Max "Should Old And Gay Flex Pecs A Lot" Evans and Maria "Should Blah Blah Blah Snotcakes" DeLuca walk through a dusty field under the cover of darkness, as the words "Seven and a half hours earlier" captionate beneath them. That's 12:01 AM, for those of you playing at home. How effortlessly we vault through space and time! How fractured, the narrative! Before Max has a chance to rip off his shirt and tattoo the words "John G. raped and murdered the integrity of network television" on his chest, he asks Maria cryptically, "You ready?" Maria responds we're-not-talking-about-sex-here-ily, "I have been waiting for this my whole life. I am so ready." Max rallies them with a "Let's go." They walk up a hill. The end.
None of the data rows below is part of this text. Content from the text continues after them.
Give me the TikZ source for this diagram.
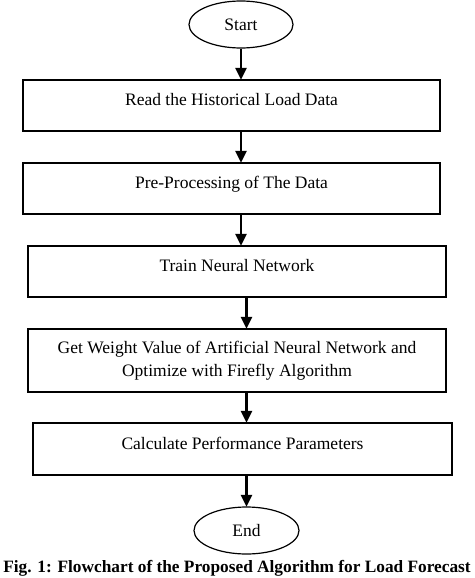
\documentclass[tikz,border=0pt]{standalone}
\usepackage{fontspec}
\setmainfont{Liberation Serif}
\usetikzlibrary{shapes.geometric,arrows.meta}
\tikzset{
  stepbox/.style={draw=black, line width=1.3pt, rectangle, inner sep=0pt, align=center},
  onebox/.style={stepbox, text height=12pt, text depth=12pt},
  term/.style={draw=black, line width=1.2pt, ellipse, inner sep=0pt, minimum width=104pt, minimum height=47pt, text height=12pt, text depth=0pt},
  arr/.style={line width=2.6pt, -{Triangle[length=12pt,width=11pt]}, shorten >=-0.5pt}
}
\begin{document}
\begin{tikzpicture}[x=1pt,y=-1pt, font=\fontsize{17.5}{23}\selectfont]
\useasboundingbox (0,0) rectangle (474,578);
\fill[white] (0,0) rectangle (474,578);
\node[term] (start) at (241,24.5) {Start};
\node[onebox, minimum width=417pt, minimum height=51pt] (b1) at (231.5,105.5) {Read the Historical Load Data};
\node[onebox, minimum width=417pt, minimum height=51pt] (b2) at (231.5,188.5) {Pre-Processing of The Data};
\node[onebox, minimum width=418pt, minimum height=51pt] (b3) at (237,271.5) {Train Neural Network};
\node[stepbox, minimum width=418pt, minimum height=63pt] (b4) at (237,360.5) {Get Weight Value of Artificial Neural Network and\\Optimize with Firefly Algorithm};
\node[onebox, minimum width=419pt, minimum height=52pt] (b5) at (242.5,449) {Calculate Performance Parameters};
\node[term, minimum width=105pt] (end) at (246.5,530.5) {End};
\node[anchor=base, inner sep=0pt, font=\fontsize{17.3}{20}\selectfont\bfseries] (cap) at (237,572.5) {Fig. 1: Flowchart of the Proposed Algorithm for Load Forecast};
\draw[arr] (start.south) -- (start.south |- b1.north);
\draw[arr] (b1.south -| start.south) -- (b2.north -| start.south);
\draw[arr] (b2.south -| start.south) -- (b3.north -| start.south);
\draw[arr] (b3.south -| end.north) -- (b4.north -| end.north);
\draw[arr] (b4.south -| end.north) -- (b5.north -| end.north);
\draw[arr] (b5.south -| end.north) -- (end.north);
\end{tikzpicture}
\end{document}
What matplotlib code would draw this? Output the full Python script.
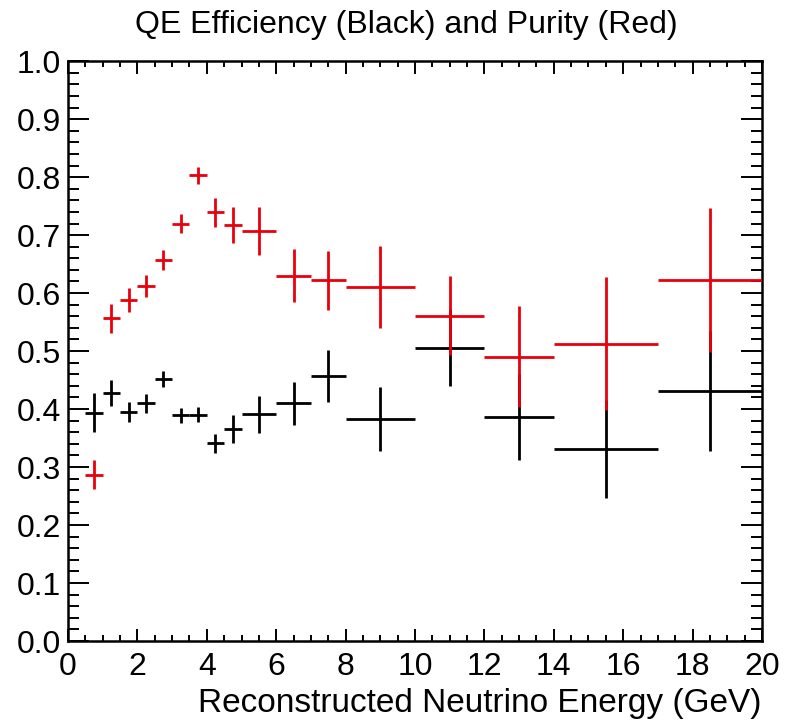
import matplotlib.pyplot as plt
import numpy as np
from matplotlib.ticker import MultipleLocator

# bin edges of reconstructed energy (GeV)
bin_edges = [0.5, 1.0, 1.5, 2.0, 2.5, 3.0, 3.5, 4.0, 4.5, 5.0, 6.0, 7.0, 8.0, 10.0, 12.0, 14.0, 17.0, 20.0]

# QE efficiency (black)
efficiency = [0.394, 0.428, 0.395, 0.410, 0.452, 0.389, 0.390, 0.341, 0.365, 0.391, 0.410,
              0.457, 0.383, 0.506, 0.386, 0.331, 0.431]
efficiency_err = [0.034, 0.022, 0.017, 0.016, 0.014, 0.013, 0.013, 0.016, 0.024, 0.032, 0.037,
                  0.045, 0.055, 0.066, 0.074, 0.084, 0.103]

# QE purity (red)
purity = [0.287, 0.557, 0.588, 0.612, 0.657, 0.720, 0.803, 0.739, 0.717, 0.707, 0.630,
          0.622, 0.611, 0.561, 0.490, 0.513, 0.622]
purity_err = [0.025, 0.025, 0.021, 0.019, 0.017, 0.017, 0.015, 0.025, 0.031, 0.041, 0.046,
              0.051, 0.071, 0.068, 0.087, 0.114, 0.124]

plt.rcParams['font.family'] = ['Liberation Sans', 'DejaVu Sans']

edges = np.array(bin_edges)
centers = 0.5 * (edges[:-1] + edges[1:])
half_widths = 0.5 * (edges[1:] - edges[:-1])

fig = plt.figure(figsize=(7.88, 7.28), dpi=100)
ax = fig.add_axes([0.0863, 0.1195, 0.8807, 0.7965])

ax.errorbar(centers, efficiency, xerr=half_widths, yerr=efficiency_err, fmt='none',
            ecolor='black', elinewidth=2.0, capsize=0, zorder=2)
ax.errorbar(centers, purity, xerr=half_widths, yerr=purity_err, fmt='none',
            ecolor='#e8000b', elinewidth=2.0, capsize=0, zorder=3)

ax.set_xlim(0, 20)
ax.set_ylim(0, 1)
ax.xaxis.set_major_locator(MultipleLocator(2))
ax.xaxis.set_minor_locator(MultipleLocator(0.5))
ax.yaxis.set_major_locator(MultipleLocator(0.1))
ax.yaxis.set_minor_locator(MultipleLocator(0.02))
ax.yaxis.set_major_formatter(plt.FormatStrFormatter('%.1f'))

ax.tick_params(which='both', direction='in', top=True, right=True, width=1.4, labelsize=23)
ax.tick_params(axis='x', which='major', length=9, pad=8)
ax.tick_params(axis='x', which='minor', length=4.5)
ax.tick_params(axis='y', which='major', length=15, pad=5)
ax.tick_params(axis='y', which='minor', length=8)
for spine in ax.spines.values():
    spine.set_linewidth(1.8)

ax.set_title('QE Efficiency (Black) and Purity (Red)', fontsize=23, pad=20, x=0.487)
ax.set_xlabel('Reconstructed Neutrino Energy (GeV)', fontsize=24, loc='right', labelpad=4)

fig.savefig('out.png', dpi=100)
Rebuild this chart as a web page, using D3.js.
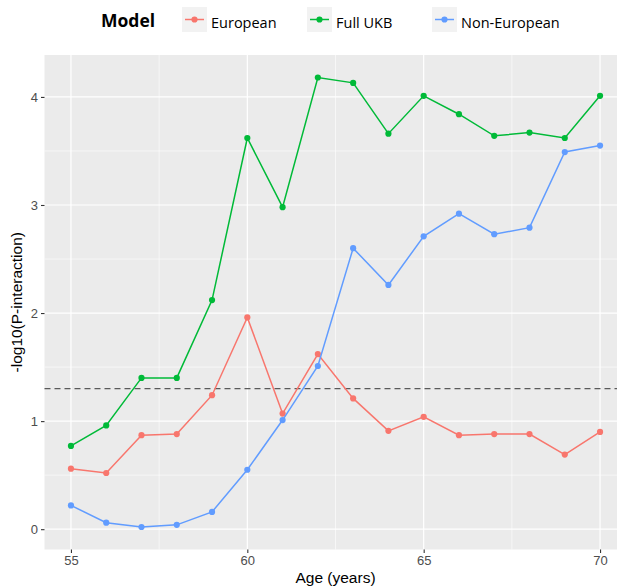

Opening credits: More like "Di-don't."
It's "6:32 PM" on the eve owned and operated by Mr. New Year. At the Ramirez hiz-ouse (hey, there's finally a minority of some kind on this show can't we be just a little street about it all?), Isabel wears a slinky red dress and sets a dinner table to Martha-Stewart-y perfection. She looks around the room to note that the candles have not been lit, so she waves an arm and they all blaze to life. Up to and including the one to the far left of your screen (well, my screen, because you're not watching this train wreck anymore, are you?), which ignites several seconds before she raises her arm in the first place. Now that's a power, right there. The power of crap effects editing. The phone rings just then, and Isabel picks it up to hear her hiz-usband on the other end of the line, pleading, "Don't be mad." As a tape of airport sound effects whooshes up, we cut to Jesse on an airport payphone (because what high-powered lawyer with a house and wife of his own has ever used a cell phone?), telling Isabel that he's in "Houston. And I just missed my connecting flight." Gay slang, of course. She sighs that it's "okay," but he realizes it isn't, and tells her, "Do me a favor -- don't just sit at home alone, okay? Go out, have a good time, enjoy the night for both of us." She's unconvinced, but he tells her that it's bad enough he'll be "stuck in an airport" (there's that slang again), and that she should go and paint the town a rosy shade of non-gay-husband for both of them. But what a nice and caring hiz-usband he is, no?